The relevant part of the specifcation [1]:

     Always use TLS (https):  Clients MUST always use TLS [RFC5246]
     (https) or equivalent transport security when making requests with
     bearer tokens.  Failing to do so exposes the token to numerous
     attacks that could give attackers unintended access.
[0]: http://tools.ietf.org/html/rfc6750#section-2 [1]: http://tools.ietf.org/html/rfc6750#section-5.3


It's interesting that people who harp on about avoiding a single point of failure would gleefully go along with a single login option. Mind you, these are the same folks who insist you shouldn't use one password everywhere. But one login (which may still have one password) is totally OK.

Very interesting.


Something to be aware of is that as of the last time I checked (a month or two ago) most of these providers do not implement the finalized 2.0 specification [0]. I was lucky enough to have to write an implementation recently, and using Google's and Facebook's docs as a reference often led to confusion.

[0] http://tools.ietf.org/html/rfc6749


I always felt that implementing OAuth authorization was much too complicated. I used to think it was because I'm an idiot, but seeing so many people have trouble with the same thing makes me doubt myself.

I've used Mozilla Persona and THAT was straightforward. I can't help but feel that Person is what OAuth should have been. Secure, simple login for my grandmother, and easy to implement and integrate for Joe Coder.


If you decide not to support the HMAC stuff, writing a server implementation for OAuth 2.0 isn't really that bad. Something I've been confused about since day one is the need for refresh token. If an attacker is able to sniff the auth token, wouldn't they be able to sniff the refresh token, too?


My understanding, and it may be wrong, is that if an attack walks off with your data, then wouldn't be able to refresh the access token you have on hand without the client ID and secret and so the extent to which they could compromise the authorized accounts is limited in time.


What's worse is when OAuth providers force the refresh tokens to be refreshed!

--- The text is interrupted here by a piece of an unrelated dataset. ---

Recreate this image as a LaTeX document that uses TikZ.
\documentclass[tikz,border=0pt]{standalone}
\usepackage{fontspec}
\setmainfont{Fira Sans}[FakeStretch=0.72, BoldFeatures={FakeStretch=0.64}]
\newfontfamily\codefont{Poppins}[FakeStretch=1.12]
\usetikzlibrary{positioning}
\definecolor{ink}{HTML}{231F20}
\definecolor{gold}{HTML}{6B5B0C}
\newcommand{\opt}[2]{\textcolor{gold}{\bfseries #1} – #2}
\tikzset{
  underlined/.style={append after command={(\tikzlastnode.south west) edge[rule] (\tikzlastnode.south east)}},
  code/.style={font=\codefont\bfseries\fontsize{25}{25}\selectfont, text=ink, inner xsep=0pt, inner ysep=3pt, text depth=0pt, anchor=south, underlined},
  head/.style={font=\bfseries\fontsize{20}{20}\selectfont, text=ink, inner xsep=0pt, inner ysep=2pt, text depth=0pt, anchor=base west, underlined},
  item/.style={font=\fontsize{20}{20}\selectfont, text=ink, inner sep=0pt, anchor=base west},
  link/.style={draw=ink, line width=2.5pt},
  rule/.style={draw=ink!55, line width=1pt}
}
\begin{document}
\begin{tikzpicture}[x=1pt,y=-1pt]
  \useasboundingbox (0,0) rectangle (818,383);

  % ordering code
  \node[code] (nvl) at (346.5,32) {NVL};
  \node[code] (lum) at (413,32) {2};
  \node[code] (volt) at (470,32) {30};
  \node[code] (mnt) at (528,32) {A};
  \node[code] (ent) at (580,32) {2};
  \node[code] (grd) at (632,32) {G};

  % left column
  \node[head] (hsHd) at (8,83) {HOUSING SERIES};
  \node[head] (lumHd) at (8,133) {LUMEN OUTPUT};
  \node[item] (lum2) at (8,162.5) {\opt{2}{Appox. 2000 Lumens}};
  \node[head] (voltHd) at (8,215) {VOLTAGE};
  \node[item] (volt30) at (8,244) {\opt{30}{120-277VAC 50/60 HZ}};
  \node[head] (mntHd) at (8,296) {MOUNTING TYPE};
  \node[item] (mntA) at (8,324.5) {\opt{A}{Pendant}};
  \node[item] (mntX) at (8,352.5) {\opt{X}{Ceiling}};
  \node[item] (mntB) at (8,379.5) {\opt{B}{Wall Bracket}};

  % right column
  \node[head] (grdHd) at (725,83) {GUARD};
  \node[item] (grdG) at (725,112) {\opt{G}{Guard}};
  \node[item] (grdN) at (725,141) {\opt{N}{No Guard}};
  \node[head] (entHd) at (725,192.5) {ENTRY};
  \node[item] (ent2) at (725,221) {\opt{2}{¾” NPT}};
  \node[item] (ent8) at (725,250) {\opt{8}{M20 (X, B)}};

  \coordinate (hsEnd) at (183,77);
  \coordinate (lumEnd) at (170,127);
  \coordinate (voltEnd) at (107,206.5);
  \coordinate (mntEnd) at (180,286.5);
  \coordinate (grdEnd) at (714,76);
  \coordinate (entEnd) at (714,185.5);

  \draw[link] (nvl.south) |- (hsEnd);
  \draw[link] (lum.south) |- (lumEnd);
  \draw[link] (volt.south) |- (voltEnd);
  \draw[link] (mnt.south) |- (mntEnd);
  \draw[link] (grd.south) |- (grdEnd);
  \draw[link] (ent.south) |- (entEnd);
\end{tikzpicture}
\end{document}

Many OAuth providers are now requiring user-action (ie. re-walk through the oauth popup) every x months to get new refresh tokens.


As a user I am actually okay with this. That way if I haven't visited a website in a long time, then most likely they should no longer have access to my account.

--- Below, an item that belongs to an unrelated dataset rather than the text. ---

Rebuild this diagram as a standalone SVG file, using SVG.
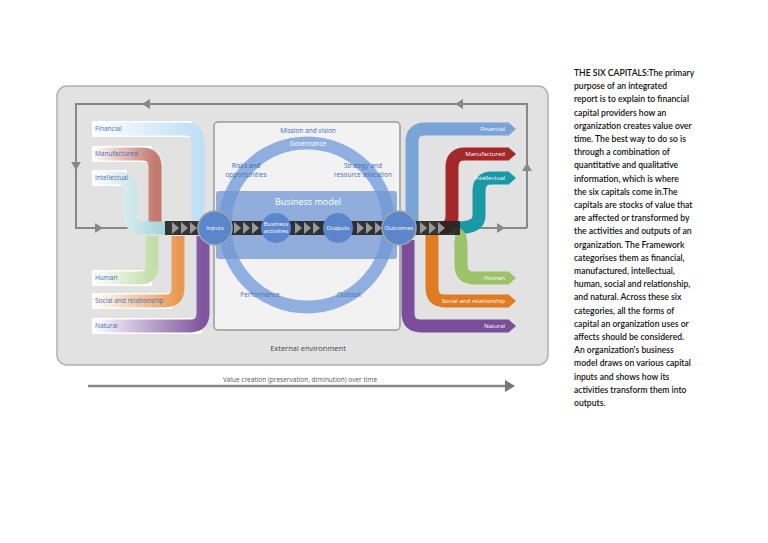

Maybe I've long moved on and forgotten about that one site that I authorised and now they are using my data in a way that I wouldn't approve of.

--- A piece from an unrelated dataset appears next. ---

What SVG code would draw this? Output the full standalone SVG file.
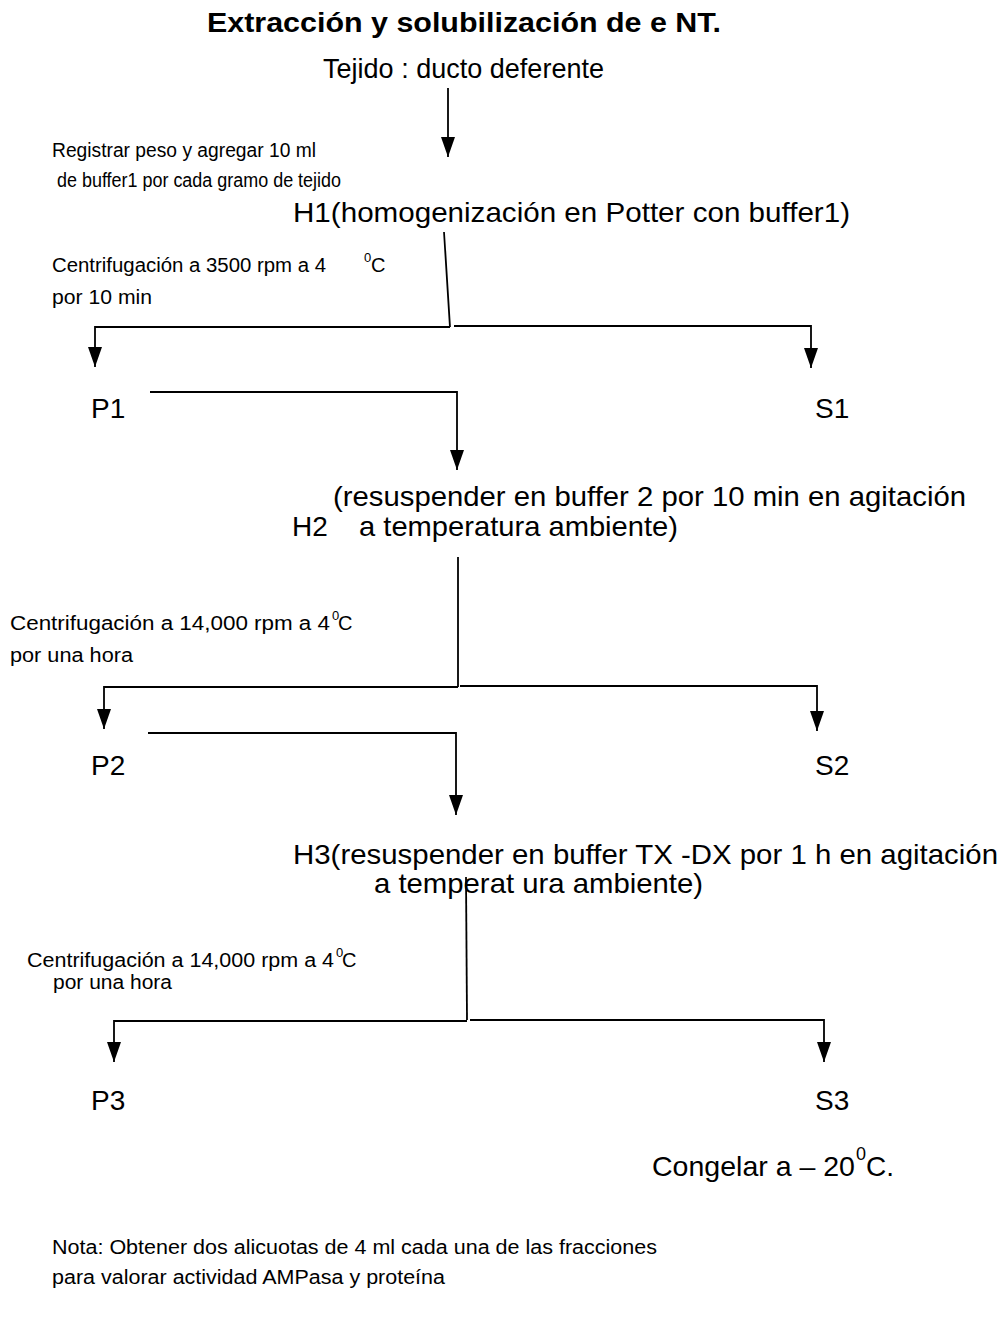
<svg xmlns="http://www.w3.org/2000/svg" width="1004" height="1320" viewBox="0 0 1004 1320">
<style>
text{font-family:"Liberation Sans",Arial,sans-serif;fill:#000}
.title{font-size:27px;font-weight:bold}
.main{font-size:28px}
.small{font-size:20px}
.sup{font-size:13px}
.supm{font-size:18px}
.conn line,.conn polyline{stroke:#000;stroke-width:1.8;fill:none}
</style>
<defs>
<marker id="ah" viewBox="0 0 20 14" refX="20" refY="7" markerWidth="20" markerHeight="14" markerUnits="userSpaceOnUse" orient="auto">
<path d="M0,0 L20,7 L0,14 z" fill="#000"/>
</marker>
</defs>
<rect width="1004" height="1320" fill="#fff"/>
<g id="title"><text class="title" x="207" y="32" textLength="514" lengthAdjust="spacingAndGlyphs">Extracción y solubilización de  e NT.</text></g>
<g id="tejido"><text class="main" x="323" y="78" textLength="281" lengthAdjust="spacingAndGlyphs">Tejido : ducto deferente</text></g>
<g id="note1"><text class="small" x="52" y="157" textLength="264" lengthAdjust="spacingAndGlyphs">Registrar peso y agregar 10 ml</text>
<text class="small" x="57" y="187" textLength="284" lengthAdjust="spacingAndGlyphs">de buffer1 por cada gramo de tejido</text></g>
<g id="H1"><text class="main" x="293" y="222" textLength="557" lengthAdjust="spacingAndGlyphs">H1(homogenización en Potter con buffer1)</text></g>
<g id="centrif1"><text class="small" x="52" y="272" textLength="274" lengthAdjust="spacingAndGlyphs">Centrifugación a 3500 rpm a 4</text>
<text class="sup" x="364" y="262">0</text><text class="small" x="371" y="272">C</text>
<text class="small" x="52" y="304" textLength="100" lengthAdjust="spacingAndGlyphs">por 10 min</text></g>
<g id="P1"><text class="main" x="91" y="418">P1</text></g>
<g id="S1"><text class="main" x="815" y="418">S1</text></g>
<g id="H2"><text class="main" x="333" y="506" textLength="633" lengthAdjust="spacingAndGlyphs">(resuspender en buffer 2 por 10 min en agitación</text>
<text class="main" x="292" y="536">H2</text>
<text class="main" x="359" y="536" textLength="319" lengthAdjust="spacingAndGlyphs">a temperatura ambiente)</text></g>
<g id="centrif2"><text class="small" x="10" y="630" textLength="320" lengthAdjust="spacingAndGlyphs">Centrifugación  a 14,000 rpm a 4</text>
<text class="sup" x="332" y="620">0</text><text class="small" x="338" y="630">C</text>
<text class="small" x="10" y="662" textLength="123" lengthAdjust="spacingAndGlyphs">por una hora</text></g>
<g id="P2"><text class="main" x="91" y="775">P2</text></g>
<g id="S2"><text class="main" x="815" y="775">S2</text></g>
<g id="H3"><text class="main" x="293" y="864" textLength="705" lengthAdjust="spacingAndGlyphs">H3(resuspender en buffer TX -DX por 1 h en agitación</text>
<text class="main" x="374" y="893" textLength="329" lengthAdjust="spacingAndGlyphs">a temperat ura ambiente)</text></g>
<g id="centrif3"><text class="small" x="27" y="967" textLength="307" lengthAdjust="spacingAndGlyphs">Centrifugación a 14,000 rpm a 4</text>
<text class="sup" x="336" y="957">0</text><text class="small" x="342" y="967">C</text>
<text class="small" x="53" y="989" textLength="119" lengthAdjust="spacingAndGlyphs">por una hora</text></g>
<g id="P3"><text class="main" x="91" y="1110">P3</text></g>
<g id="S3"><text class="main" x="815" y="1110">S3</text></g>
<g id="congelar"><text class="main" x="652" y="1176" textLength="203" lengthAdjust="spacingAndGlyphs">Congelar a  – 20</text>
<text class="supm" x="856" y="1160">0</text><text class="main" x="866" y="1176">C.</text></g>
<g id="nota"><text class="small" x="52" y="1254" textLength="605" lengthAdjust="spacingAndGlyphs">Nota: Obtener dos alicuotas de 4 ml cada una de las fracciones</text>
<text class="small" x="52" y="1284" textLength="393" lengthAdjust="spacingAndGlyphs">para valorar actividad AMPasa y proteína</text></g>
<g id="connectors" class="conn">
<line x1="448" y1="88" x2="448" y2="157" marker-end="url(#ah)"/>
<line x1="444" y1="232" x2="450" y2="327"/>
<polyline points="450,327 95,327 95,367" marker-end="url(#ah)"/>
<polyline points="454,326 811,326 811,368" marker-end="url(#ah)"/>
<polyline points="150,392 457,392 457,470" marker-end="url(#ah)"/>
<line x1="458" y1="557" x2="458" y2="687"/>
<polyline points="458,687 104,687 104,729" marker-end="url(#ah)"/>
<polyline points="460,686 817,686 817,731" marker-end="url(#ah)"/>
<polyline points="148,733 456,733 456,815" marker-end="url(#ah)"/>
<line x1="466" y1="877" x2="467" y2="1020"/>
<polyline points="467,1021 114,1021 114,1062" marker-end="url(#ah)"/>
<polyline points="470,1020 824,1020 824,1062" marker-end="url(#ah)"/>
</g>
</svg>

The tricky part is for services like IFTTT (where I used to work) and Zapier (where the GP works) where you do want an authorization to be indefinite and not require user interaction because it's a background job.


I've been wondering this as well. Maybe it protects against replay attacks? They're certainly a bit frustrating.


OAuth 1.0a is far too complex. OAuth 2.0 for the simple and common cases is not that bad since there's no signature to generate.

Most of the issues from OAuth 2 stem from a fluid spec that wasn't finalized until recently. Now that that's done hopefully the situation will stabilize and once you learn how to use one (I also recommend making the requests directly yourself and not using a library) you'll easily be able to use all the others without having to search out all the quirks I wrote about in this post.


I felt the same way until I started writing the HTTP requests myself.

This was one situation where using a library really slowed me down and hurt my understanding of what was going on.


I must be missing something here. If someone hacks an oauth provider (e.g. Facebook, Google, etc.) and gets my password there does that not mean they can then log into any service that supports oauth as me at that point? Probably even if I have purposely avoided ever using oauth for anything?

How is this different from the vulnerability of using the same password everywhere?


Using the same password everywhere means a hacker only has to break the weakest of any service you use to get at all your accounts. Using oauth or any single-sign-on system allows you to put all your eggs in one (potentially) more trusted basket.

Your scenario certainly is a legitimate concern, but it depends on how the other services implement account linking. If you create a non-oauth account and then sign in with Facebook, some services will allow you to link the accounts based on your email address matching, others won't.

Of course in the case of Google, if someone hacked your account, they would probably also have access to your Gmail and could reset passwords from any other service. So the risk isn't significantly different.

As a general rule, I only use oauth SSO on sites that I trust less or care about less than my oath provider.